Part 2 has The Stranger and The Lady living together unhappily. She is pregnant and makes his life miserable by intercepting his mail and interfering with his scientific work. Although his is primarily a literary man, he has been dabbling in alchemy and electricity (as Strindberg actually did). He hopes to turn lead into gold, not to enrich himself but to redress economic inequality by making gold worthless. Surprisingly, his experiments are successful and he is honored at a grand banquet, which turns into a farcical nightmare. He is exposed as a charlatan and stuck with the bill, which he cannot pay. The Banquet, in all its fantastic oddity, dominates the play. It is one of the most suggestive treatments ever of the ancient theme of the fickleness of fortune. Subsequently, The Stranger abandons The Lady when her daughter is born, but is persuaded to return to them by The Beggar, a sort of alter-ego he had met in Part 1, and the Confessor persuades him to return to the monastery.

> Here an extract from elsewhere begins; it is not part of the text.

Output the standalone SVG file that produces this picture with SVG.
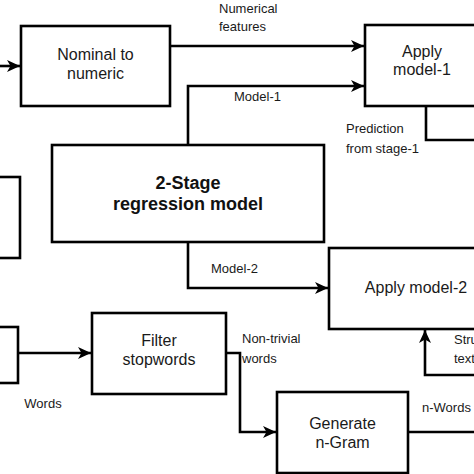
<svg xmlns="http://www.w3.org/2000/svg" width="474" height="474" viewBox="0 0 474 474">
  <style>
    .box { fill: #ffffff; stroke: #000000; stroke-width: 2.6; }
    .line { fill: none; stroke: #000000; stroke-width: 2.6; }
    .t { font-family: "Liberation Sans", Arial, sans-serif; font-size: 16px; fill: #1a1a1a; text-anchor: middle; }
    .b { font-family: "Liberation Sans", Arial, sans-serif; font-size: 18px; font-weight: bold; fill: #111111; text-anchor: middle; }
    .l { font-family: "Liberation Sans", Arial, sans-serif; font-size: 13px; fill: #1a1a1a; }
  </style>
  <defs>
    <marker id="arr" markerUnits="userSpaceOnUse" markerWidth="14" markerHeight="14" viewBox="0 0 14 14" refX="13" refY="7" orient="auto">
      <path d="M0,1 L13,7 L0,13 L3.5,7 Z" fill="#000000"/>
    </marker>
  </defs>
  <rect width="474" height="474" fill="#ffffff"/>

  <g id="connectors">
    <path class="line" d="M-5,66 L20,66" marker-end="url(#arr)"/>
    <path class="line" d="M170,46 L364,46" marker-end="url(#arr)"/>
    <path class="line" d="M188,145 L188,86 L364,86" marker-end="url(#arr)"/>
    <path class="line" d="M426,106 L426,140 L480,140"/>
    <path class="line" d="M188,242 L188,288 L328,288" marker-end="url(#arr)"/>
    <path class="line" d="M18,353 L91,353" marker-end="url(#arr)"/>
    <path class="line" d="M226,353 L240,353 L240,432 L276,432" marker-end="url(#arr)"/>
    <path class="line" d="M408,432 L480,432"/>
    <path class="line" d="M480,375 L425,375 L425,330" marker-end="url(#arr)"/>
    <text class="l" x="219" y="12.5">Numerical</text>
    <text class="l" x="219" y="30.5">features</text>
    <text class="l" x="234" y="100.5">Model-1</text>
    <text class="l" x="346" y="132.5">Prediction</text>
    <text class="l" x="346" y="152.5">from stage-1</text>
    <text class="l" x="211" y="272.5">Model-2</text>
    <text class="l" x="43" y="407.5" text-anchor="middle">Words</text>
    <text class="l" x="242" y="342.5">Non-trivial</text>
    <text class="l" x="242" y="362.5">words</text>
    <text class="l" x="422" y="411.5">n-Words</text>
    <text class="l" x="454" y="343.5">Structured</text>
    <text class="l" x="454" y="362.5">text</text>
  </g>

  <g id="node-nominal">
    <rect class="box" x="21" y="26" width="149" height="80"/>
    <text class="t" x="95.5" y="60">Nominal to</text>
    <text class="t" x="95.5" y="79">numeric</text>
  </g>
  <g id="node-apply1">
    <rect class="box" x="365" y="25" width="130" height="81"/>
    <text class="t" x="422" y="57">Apply</text>
    <text class="t" x="422" y="75">model-1</text>
  </g>
  <g id="node-2stage">
    <rect class="box" x="52" y="145" width="272" height="97"/>
    <text class="b" x="188" y="188.5">2-Stage</text>
    <text class="b" x="188" y="209.5">regression model</text>
  </g>
  <g id="node-apply2">
    <rect class="box" x="329" y="248" width="180" height="81"/>
    <text class="t" x="416" y="292.5">Apply model-2</text>
  </g>
  <g id="node-left1">
    <rect class="box" x="-20" y="177" width="40" height="81"/>
  </g>
  <g id="node-left2">
    <rect class="box" x="-20" y="327" width="38" height="56"/>
  </g>
  <g id="node-filter">
    <rect class="box" x="92" y="313" width="134" height="81"/>
    <text class="t" x="159" y="345.5">Filter</text>
    <text class="t" x="159" y="364.5">stopwords</text>
  </g>
  <g id="node-generate">
    <rect class="box" x="277" y="392" width="131" height="81"/>
    <text class="t" x="342.5" y="428.5">Generate</text>
    <text class="t" x="342.5" y="447.5">n-Gram</text>
  </g>
</svg>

August Strindberg Rep set Part 2 in mid-sixties California, with its counterculture in full bloom. The production had 60's-style period music composed by Andy Evan Cohen. Strindberg drank deeply of the exotic lifestyle of 1890's Paris and Berlin, with its free love and feminism, and this is key to the logic of this adaptation. To August Strindberg Rep, the lifestyle of California in the 60's has remarkable parallels to the societies of fin de siecle European capitols, with their avant-garde cultural movements and anarcho-syndicalist ideologies. As in Part 1, the character of The Stranger was re-imagined as a radical black writer and the class difference between The Stranger and The Lady is expressed in their racial difference. Strindberg envisioned The Stranger's alchemy as an act of political rebellion. Transporting this to modern times, it might be perfectly reasonable for a revolutionary black writer in the 60's to try to turn lead into gold to bring down the world economy, considering the distrust of the period toward the capitalist banking system, corporate culture and Military-Industrial Complex.

Among its modernist influences, the trilogy is an early example of the Stationendrama (drama of stations), common to German Expressionist plays, in which a central character passes through a series of stations, usually in a quest for redemption. On his path, he meets characters who may be versions of his own personality or the same character reappearing in different guises. Most disturbing of these in "To Damascus" is The Lady, who in Part 1 contains the redemptive features of Goethe's ‘eternal woman’ but in Part 2 transforms into an evil persecutor.

Jarde Jacobs played The Stranger and Ivette Dumeng played The Lady. The cast also included Diana Lynne Drew, Camilla Goeritz, Tomike Lee, Al Foote III, Andres Pina and Randall Rodriguez. Set design was by You-Shin Chen. Costume design was by Zulema Griffin. Lighting design was by Leslie Smith. Sound and video design were by Andy Evan Cohen and Janet Bentley. Prop design was by Lytza Colon. Dramaturg was Janet Bentley. Producer was Jessa-Raye Court.

Edgar Chisholm (adaptor) had translated August Strindberg Rep's 2014 production of "Miss Julie," which transported the play into the American Antebellum South.